Written instruction => Do not include the pictures; repeat the rest of the data exactly.

Dataset content =>
_ _ _ _
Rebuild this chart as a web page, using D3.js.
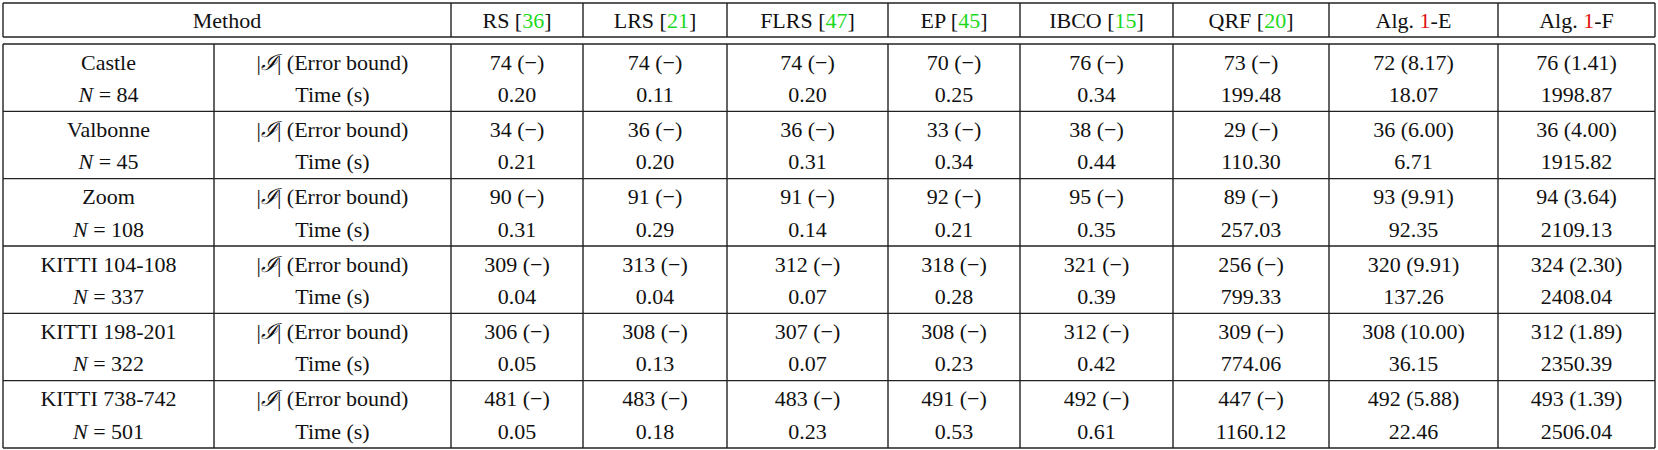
<!DOCTYPE html>
<html><head><meta charset="utf-8">
<script src="https://cdn.jsdelivr.net/npm/d3@7"></script>
<style>body{margin:0;background:#fff}svg{display:block}text{font-family:"Liberation Serif","DejaVu Serif",serif;font-size:22px;fill:#111}</style>
</head><body><svg width="1658" height="450"></svg>
<script>
// данные таблицы
const methods = [["RS", "36"], ["LRS", "21"], ["FLRS", "47"], ["EP", "45"], ["IBCO", "15"], ["QRF", "20"]];
const algs = ["Alg. 1-E", "Alg. 1-F"];
const datasets = ["Castle", "Valbonne", "Zoom", "KITTI 104-108", "KITTI 198-201", "KITTI 738-742"];
const sizes = [84, 45, 108, 337, 322, 501];
const counts = [
  ["74 (−)", "74 (−)", "74 (−)", "70 (−)", "76 (−)", "73 (−)", "72 (8.17)", "76 (1.41)"],
  ["34 (−)", "36 (−)", "36 (−)", "33 (−)", "38 (−)", "29 (−)", "36 (6.00)", "36 (4.00)"],
  ["90 (−)", "91 (−)", "91 (−)", "92 (−)", "95 (−)", "89 (−)", "93 (9.91)", "94 (3.64)"],
  ["309 (−)", "313 (−)", "312 (−)", "318 (−)", "321 (−)", "256 (−)", "320 (9.91)", "324 (2.30)"],
  ["306 (−)", "308 (−)", "307 (−)", "308 (−)", "312 (−)", "309 (−)", "308 (10.00)", "312 (1.89)"],
  ["481 (−)", "483 (−)", "483 (−)", "491 (−)", "492 (−)", "447 (−)", "492 (5.88)", "493 (1.39)"]
];
const times = [
  ["0.20", "0.11", "0.20", "0.25", "0.34", "199.48", "18.07", "1998.87"],
  ["0.21", "0.20", "0.31", "0.34", "0.44", "110.30", "6.71", "1915.82"],
  ["0.31", "0.29", "0.14", "0.21", "0.35", "257.03", "92.35", "2109.13"],
  ["0.04", "0.04", "0.07", "0.28", "0.39", "799.33", "137.26", "2408.04"],
  ["0.05", "0.13", "0.07", "0.23", "0.42", "774.06", "36.15", "2350.39"],
  ["0.05", "0.18", "0.23", "0.53", "0.61", "1160.12", "22.46", "2506.04"]
];

const svg = d3.select("svg");
const colX = [3, 214, 451, 583, 727, 888, 1020, 1173, 1329, 1498, 1655];
const headTop = 3, headBot = 37, bodyTop = 44, bodyBot = 448;
const rowY = d3.scaleLinear().domain([0, datasets.length]).range([bodyTop, bodyBot]);
const line = (x1, y1, x2, y2) => svg.append("line").attr("x1", x1).attr("y1", y1).attr("x2", x2).attr("y2", y2)
  .attr("stroke", "#222").attr("stroke-width", 1.4);
const mid = i => (colX[i] + colX[i + 1]) / 2;

// шапка
line(colX[0], headTop, colX[10], headTop);
line(colX[0], headBot, colX[10], headBot);
line(colX[0], bodyTop, colX[10], bodyTop);
[0, 2, 3, 4, 5, 6, 7, 8, 9, 10].forEach(i => line(colX[i], headTop, colX[i], headBot));
svg.append("text").attr("x", (colX[0] + colX[2]) / 2).attr("y", 28).attr("text-anchor", "middle").text("Method");
methods.forEach((m, i) => {
  const t = svg.append("text").attr("x", mid(i + 2)).attr("y", 28).attr("text-anchor", "middle");
  t.append("tspan").text(m[0] + " [");
  t.append("tspan").style("fill", "#1ed81e").text(m[1]);
  t.append("tspan").text("]");
});
algs.forEach((a, i) => {
  const t = svg.append("text").attr("x", mid(i + 8)).attr("y", 28).attr("text-anchor", "middle");
  t.append("tspan").text("Alg. ");
  t.append("tspan").style("fill", "#e01010").text("1");
  t.append("tspan").text(a.slice(6));
});

// тело
colX.forEach(x => line(x, bodyTop, x, bodyBot));
datasets.forEach((d, r) => {
  const y0 = rowY(r), h = rowY(r + 1) - y0;
  line(colX[0], rowY(r + 1), colX[10], rowY(r + 1));
  const y1 = y0 + h * 0.38, y2 = y0 + h * 0.86;
  svg.append("text").attr("x", mid(0)).attr("y", y1).attr("text-anchor", "middle").text(d);
  const n = svg.append("text").attr("x", mid(0)).attr("y", y2).attr("text-anchor", "middle");
  n.append("tspan").style("font-style", "italic").text("N");
  n.append("tspan").text(" = " + sizes[r]);
  const l = svg.append("text").attr("x", mid(1)).attr("y", y1).attr("text-anchor", "middle");
  l.append("tspan").text("|");
  l.append("tspan").style("font-style", "italic").text("ℐ");
  l.append("tspan").text("| (Error bound)");
  svg.append("text").attr("x", mid(1)).attr("y", y2).attr("text-anchor", "middle").text("Time (s)");
  counts[r].forEach((v, c) => svg.append("text").attr("x", mid(c + 2)).attr("y", y1).attr("text-anchor", "middle").text(v));
  times[r].forEach((v, c) => svg.append("text").attr("x", mid(c + 2)).attr("y", y2).attr("text-anchor", "middle").text(v));
});
</script></body></html>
_ _ _ _
Finished task =>
Rebuild this chart as a web page, using D3.js.
<!DOCTYPE html>
<html><head><meta charset="utf-8">
<script src="https://cdn.jsdelivr.net/npm/d3@7"></script>
<style>body{margin:0;background:#fff}svg{display:block}text{font-family:"Liberation Serif","DejaVu Serif",serif;font-size:22px;fill:#111}</style>
</head><body><svg width="1658" height="450"></svg>
<script>
// данные таблицы
const methods = [["RS", "36"], ["LRS", "21"], ["FLRS", "47"], ["EP", "45"], ["IBCO", "15"], ["QRF", "20"]];
const algs = ["Alg. 1-E", "Alg. 1-F"];
const datasets = ["Castle", "Valbonne", "Zoom", "KITTI 104-108", "KITTI 198-201", "KITTI 738-742"];
const sizes = [84, 45, 108, 337, 322, 501];
const counts = [
  ["74 (−)", "74 (−)", "74 (−)", "70 (−)", "76 (−)", "73 (−)", "72 (8.17)", "76 (1.41)"],
  ["34 (−)", "36 (−)", "36 (−)", "33 (−)", "38 (−)", "29 (−)", "36 (6.00)", "36 (4.00)"],
  ["90 (−)", "91 (−)", "91 (−)", "92 (−)", "95 (−)", "89 (−)", "93 (9.91)", "94 (3.64)"],
  ["309 (−)", "313 (−)", "312 (−)", "318 (−)", "321 (−)", "256 (−)", "320 (9.91)", "324 (2.30)"],
  ["306 (−)", "308 (−)", "307 (−)", "308 (−)", "312 (−)", "309 (−)", "308 (10.00)", "312 (1.89)"],
  ["481 (−)", "483 (−)", "483 (−)", "491 (−)", "492 (−)", "447 (−)", "492 (5.88)", "493 (1.39)"]
];
const times = [
  ["0.20", "0.11", "0.20", "0.25", "0.34", "199.48", "18.07", "1998.87"],
  ["0.21", "0.20", "0.31", "0.34", "0.44", "110.30", "6.71", "1915.82"],
  ["0.31", "0.29", "0.14", "0.21", "0.35", "257.03", "92.35", "2109.13"],
  ["0.04", "0.04", "0.07", "0.28", "0.39", "799.33", "137.26", "2408.04"],
  ["0.05", "0.13", "0.07", "0.23", "0.42", "774.06", "36.15", "2350.39"],
  ["0.05", "0.18", "0.23", "0.53", "0.61", "1160.12", "22.46", "2506.04"]
];

const svg = d3.select("svg");
const colX = [3, 214, 451, 583, 727, 888, 1020, 1173, 1329, 1498, 1655];
const headTop = 3, headBot = 37, bodyTop = 44, bodyBot = 448;
const rowY = d3.scaleLinear().domain([0, datasets.length]).range([bodyTop, bodyBot]);
const line = (x1, y1, x2, y2) => svg.append("line").attr("x1", x1).attr("y1", y1).attr("x2", x2).attr("y2", y2)
  .attr("stroke", "#222").attr("stroke-width", 1.4);
const mid = i => (colX[i] + colX[i + 1]) / 2;

// шапка
line(colX[0], headTop, colX[10], headTop);
line(colX[0], headBot, colX[10], headBot);
line(colX[0], bodyTop, colX[10], bodyTop);
[0, 2, 3, 4, 5, 6, 7, 8, 9, 10].forEach(i => line(colX[i], headTop, colX[i], headBot));
svg.append("text").attr("x", (colX[0] + colX[2]) / 2).attr("y", 28).attr("text-anchor", "middle").text("Method");
methods.forEach((m, i) => {
  const t = svg.append("text").attr("x", mid(i + 2)).attr("y", 28).attr("text-anchor", "middle");
  t.append("tspan").text(m[0] + " [");
  t.append("tspan").style("fill", "#1ed81e").text(m[1]);
  t.append("tspan").text("]");
});
algs.forEach((a, i) => {
  const t = svg.append("text").attr("x", mid(i + 8)).attr("y", 28).attr("text-anchor", "middle");
  t.append("tspan").text("Alg. ");
  t.append("tspan").style("fill", "#e01010").text("1");
  t.append("tspan").text(a.slice(6));
});

// тело
colX.forEach(x => line(x, bodyTop, x, bodyBot));
datasets.forEach((d, r) => {
  const y0 = rowY(r), h = rowY(r + 1) - y0;
  line(colX[0], rowY(r + 1), colX[10], rowY(r + 1));
  const y1 = y0 + h * 0.38, y2 = y0 + h * 0.86;
  svg.append("text").attr("x", mid(0)).attr("y", y1).attr("text-anchor", "middle").text(d);
  const n = svg.append("text").attr("x", mid(0)).attr("y", y2).attr("text-anchor", "middle");
  n.append("tspan").style("font-style", "italic").text("N");
  n.append("tspan").text(" = " + sizes[r]);
  const l = svg.append("text").attr("x", mid(1)).attr("y", y1).attr("text-anchor", "middle");
  l.append("tspan").text("|");
  l.append("tspan").style("font-style", "italic").text("ℐ");
  l.append("tspan").text("| (Error bound)");
  svg.append("text").attr("x", mid(1)).attr("y", y2).attr("text-anchor", "middle").text("Time (s)");
  counts[r].forEach((v, c) => svg.append("text").attr("x", mid(c + 2)).attr("y", y1).attr("text-anchor", "middle").text(v));
  times[r].forEach((v, c) => svg.append("text").attr("x", mid(c + 2)).attr("y", y2).attr("text-anchor", "middle").text(v));
});
</script></body></html>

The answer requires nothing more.